Derzeit hat die katholische Kirche mit dem Zölibat ihrer Priester zu leben, einfach praktisch-pragmatisch. Denn unmöglich und schädlich ist diese Lebensform nicht. Die Frage ist, wie sich dieses Leben gestalten soll. Es bedeutet nämlich der Zölibat nicht, daß der Priester auf alle menschlichen Bindungen, die heute aus der Verhaltensforschung den Ausdruck „Nestwärme” gefunden haben, verzichten soll und kann.

Jene geistlichen Frohnaturen und Gruppendynamiker, denen sich Probleme in dieser Beziehung gar nicht stellen oder von selbst lösen, sind nicht gemeint.

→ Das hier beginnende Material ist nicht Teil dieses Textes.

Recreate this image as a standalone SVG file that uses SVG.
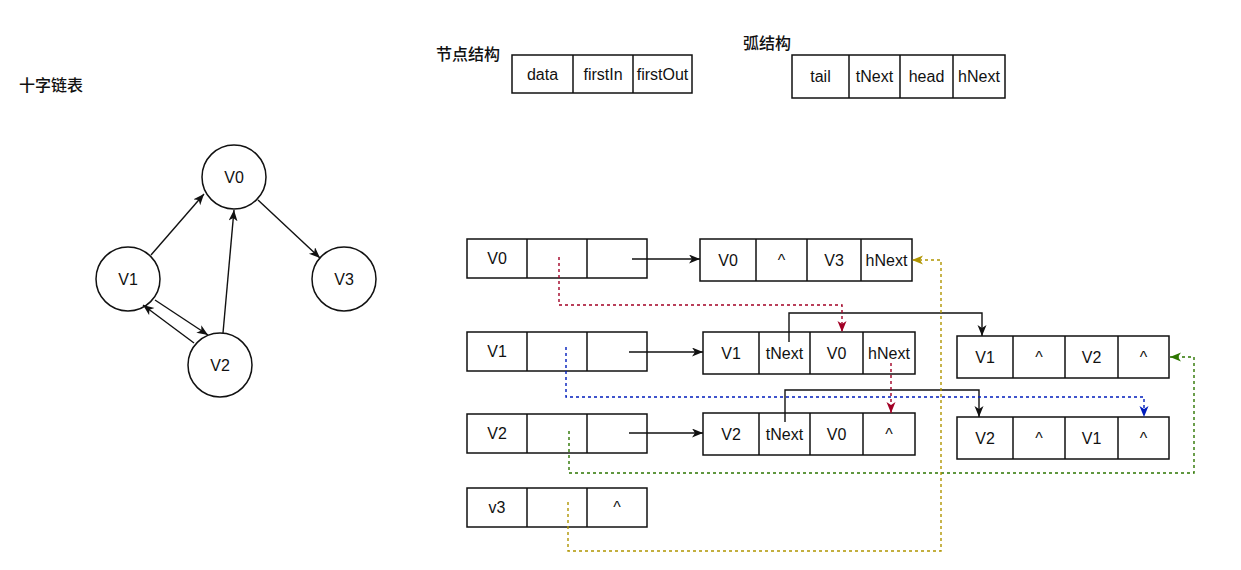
<svg xmlns="http://www.w3.org/2000/svg" width="1241" height="570" viewBox="0 0 1241 570">
<style>
text{font-family:"Liberation Sans","Noto Sans CJK SC",sans-serif;font-size:16px;fill:#111;text-anchor:middle}
.cjk{font-family:"Noto Sans CJK SC","Liberation Sans",sans-serif;text-anchor:start;font-weight:500}
.box{fill:#fff;stroke:#111;stroke-width:1.5}
.div{stroke:#111;stroke-width:1.5}
.circ{fill:#fff;stroke:#111;stroke-width:1.5}
.e{fill:none;stroke:#111;stroke-width:1.4}
.d{fill:none;stroke-width:1.4;stroke-dasharray:3 3}
</style>
<defs>
<marker id="aK" markerUnits="userSpaceOnUse" markerWidth="12" markerHeight="10" refX="11" refY="4.5" orient="auto"><path d="M0,0 L11,4.5 L0,9 L3,4.5 z" fill="#111"/></marker>
<marker id="aR" markerUnits="userSpaceOnUse" markerWidth="12" markerHeight="10" refX="11" refY="4.5" orient="auto"><path d="M0,0 L11,4.5 L0,9 L3,4.5 z" fill="#a20025"/></marker>
<marker id="aB" markerUnits="userSpaceOnUse" markerWidth="12" markerHeight="10" refX="11" refY="4.5" orient="auto"><path d="M0,0 L11,4.5 L0,9 L3,4.5 z" fill="#001dbc"/></marker>
<marker id="aG" markerUnits="userSpaceOnUse" markerWidth="12" markerHeight="10" refX="11" refY="4.5" orient="auto"><path d="M0,0 L11,4.5 L0,9 L3,4.5 z" fill="#2d7600"/></marker>
<marker id="aY" markerUnits="userSpaceOnUse" markerWidth="12" markerHeight="10" refX="11" refY="4.5" orient="auto"><path d="M0,0 L11,4.5 L0,9 L3,4.5 z" fill="#b09500"/></marker>
</defs>
<rect width="1241" height="570" fill="#fff"/>

<g id="labels">
<text class="cjk" x="19" y="91">十字链表</text>
<text class="cjk" x="436" y="60">节点结构</text>
<text class="cjk" x="743" y="49">弧结构</text>
</g>

<g id="graph-V0"><circle class="circ" cx="234" cy="177" r="32"/><text x="234" y="183">V0</text></g>
<g id="graph-V1"><circle class="circ" cx="128" cy="279" r="32"/><text x="128" y="285">V1</text></g>
<g id="graph-V2"><circle class="circ" cx="220" cy="365" r="32"/><text x="220" y="371">V2</text></g>
<g id="graph-V3"><circle class="circ" cx="344" cy="279" r="32"/><text x="344" y="285">V3</text></g>

<g id="node-struct">
<rect class="box" x="512" y="55" width="180" height="38"/>
<line class="div" x1="573" y1="55" x2="573" y2="93"/><line class="div" x1="633" y1="55" x2="633" y2="93"/>
<text x="542.5" y="79.5">data</text><text x="603" y="79.5">firstIn</text><text x="662.5" y="79.5">firstOut</text>
</g>
<g id="arc-struct">
<rect class="box" x="792" y="55" width="213" height="43"/>
<line class="div" x1="849" y1="55" x2="849" y2="98"/><line class="div" x1="900" y1="55" x2="900" y2="98"/><line class="div" x1="953" y1="55" x2="953" y2="98"/>
<text x="820.5" y="82">tail</text><text x="874.5" y="82">tNext</text><text x="926.5" y="82">head</text><text x="979" y="82">hNext</text>
</g>

<g id="vertex-V0">
<rect class="box" x="467" y="239" width="180" height="39"/>
<line class="div" x1="527" y1="239" x2="527" y2="278"/><line class="div" x1="587" y1="239" x2="587" y2="278"/>
<text x="497" y="264">V0</text>
</g>
<g id="vertex-V1">
<rect class="box" x="467" y="332" width="180" height="39"/>
<line class="div" x1="527" y1="332" x2="527" y2="371"/><line class="div" x1="587" y1="332" x2="587" y2="371"/>
<text x="497" y="357">V1</text>
</g>
<g id="vertex-V2">
<rect class="box" x="467" y="414" width="180" height="39"/>
<line class="div" x1="527" y1="414" x2="527" y2="453"/><line class="div" x1="587" y1="414" x2="587" y2="453"/>
<text x="497" y="439">V2</text>
</g>
<g id="vertex-V3">
<rect class="box" x="467" y="488" width="180" height="39"/>
<line class="div" x1="527" y1="488" x2="527" y2="527"/><line class="div" x1="587" y1="488" x2="587" y2="527"/>
<text x="497" y="513">v3</text><text x="617" y="513">^</text>
</g>

<g id="arc-V0-V3">
<rect class="box" x="700" y="239" width="212" height="42"/>
<line class="div" x1="756" y1="239" x2="756" y2="281"/><line class="div" x1="807" y1="239" x2="807" y2="281"/><line class="div" x1="861" y1="239" x2="861" y2="281"/>
<text x="728" y="265.5">V0</text><text x="781.5" y="265.5">^</text><text x="834" y="265.5">V3</text><text x="886.5" y="265.5">hNext</text>
</g>
<g id="arc-V1-V0">
<rect class="box" x="703" y="332" width="212" height="42"/>
<line class="div" x1="759" y1="332" x2="759" y2="374"/><line class="div" x1="810" y1="332" x2="810" y2="374"/><line class="div" x1="863" y1="332" x2="863" y2="374"/>
<text x="731" y="358.5">V1</text><text x="784.5" y="358.5">tNext</text><text x="836.5" y="358.5">V0</text><text x="889" y="358.5">hNext</text>
</g>
<g id="arc-V2-V0">
<rect class="box" x="703" y="413" width="212" height="42"/>
<line class="div" x1="759" y1="413" x2="759" y2="455"/><line class="div" x1="810" y1="413" x2="810" y2="455"/><line class="div" x1="863" y1="413" x2="863" y2="455"/>
<text x="731" y="439.5">V2</text><text x="784.5" y="439.5">tNext</text><text x="836.5" y="439.5">V0</text><text x="889" y="439.5">^</text>
</g>
<g id="arc-V1-V2">
<rect class="box" x="957" y="336" width="212" height="42"/>
<line class="div" x1="1013" y1="336" x2="1013" y2="378"/><line class="div" x1="1065" y1="336" x2="1065" y2="378"/><line class="div" x1="1118" y1="336" x2="1118" y2="378"/>
<text x="985" y="362.5">V1</text><text x="1039" y="362.5">^</text><text x="1091.5" y="362.5">V2</text><text x="1143.5" y="362.5">^</text>
</g>
<g id="arc-V2-V1">
<rect class="box" x="957" y="417" width="212" height="42"/>
<line class="div" x1="1013" y1="417" x2="1013" y2="459"/><line class="div" x1="1065" y1="417" x2="1065" y2="459"/><line class="div" x1="1118" y1="417" x2="1118" y2="459"/>
<text x="985" y="443.5">V2</text><text x="1039" y="443.5">^</text><text x="1091.5" y="443.5">V1</text><text x="1143.5" y="443.5">^</text>
</g>

<g id="connectors">
<path class="e" d="M151,255 L204,194" marker-end="url(#aK)"/>
<path class="e" d="M258,200 L320,258" marker-end="url(#aK)"/>
<path class="e" d="M223,333 L234,210" marker-end="url(#aK)"/>
<path class="e" d="M155,300 L208,335" marker-end="url(#aK)"/>
<path class="e" d="M194,343 L143,305" marker-end="url(#aK)"/>

<path class="e" d="M632,259 H700" marker-end="url(#aK)"/>
<path class="e" d="M629,352 H703" marker-end="url(#aK)"/>
<path class="e" d="M629,433 H703" marker-end="url(#aK)"/>
<path class="e" d="M789,342 V313 H982 V336" marker-end="url(#aK)"/>
<path class="e" d="M785,422 V390 H979 V417" marker-end="url(#aK)"/>

<path class="d" stroke="#a20025" d="M559,257 V305 H842 V332" marker-end="url(#aR)"/>
<path class="d" stroke="#a20025" d="M891,363 V413" marker-end="url(#aR)"/>
<path class="d" stroke="#001dbc" d="M566,347 V397 H1144 V417" marker-end="url(#aB)"/>
<path class="d" stroke="#2d7600" d="M569,431 V473 H1194 V357 H1170" marker-end="url(#aG)"/>
<path class="d" stroke="#b09500" d="M568,502 V551 H941 V260 H912" marker-end="url(#aY)"/>
</g>
</svg>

Die Gefahren drohen den oberflächlich weniger kommunikativen Priestern, deren Wert für die Kirche nicht geringer ist als der der Liturgieproduzenten und Fußbällkapläne—ganz abgesehen von den kulturellen und wissenschaftlichen Leistungen, die sie oft vollbringen.

Es steht oft schlecht um diese Priester; Sie vereinsamen in einem unerhörten Maße. Klerikales Sozialprestige und schulische Gemeinschaft, die früher einen gewissen Halt boten, haben ihre Bedeutung verloren.

Wir Laien machen es uns leicht. Der Priester, so meinen wir, habe ohnehin seine Spiritualität. Gott entschädige ihn für alles. Gott entschädigt den' Priester nicht mehr und nicht weniger als jeden von uns: mit Hoffnung und Schweigen. Und so tritt heute mehr als früher die paradoxe Situation ein, daß oft der Seelsorger mehr des Trostes bedarf als der

Laie. Einer trage des anderen Last!

Es ist wahr, daß gerade dieser Typ des Priesters sehr wenig Ahnung von und Verständnis für den praktischen Alltag beispielsweise eines Familienvaters hat. Daher bemüht sich der Laie auch nicht um das Verständnis der priesterlichen Einsamkeit.

So nehmen Verhängnisse ihren Lauf. Einen mitunter tragischen Lauf. Wir reden viel von Mitmenschlichkeit. Sind Priester keine Mitmenschen? Ein Appell daher, eine Mahnung: Wir alle, wir sogenannten Laien, im weitesten Sinne sogar wir Zeitgenossen, sind für die durch den Mangel an Nestwärme gefährdeten Priester mitmenschlich verantwortlich.

Weder materielle Spenden an irgendeine priesterliche Organisation, noch inbrünstige Gebete um gute Priester entheben uns der unmittelbaren, mitmenschlichen Pflicht. Wir haben nicht mehr allzu viele. Jeder, den wir verlieren, klagt uns an.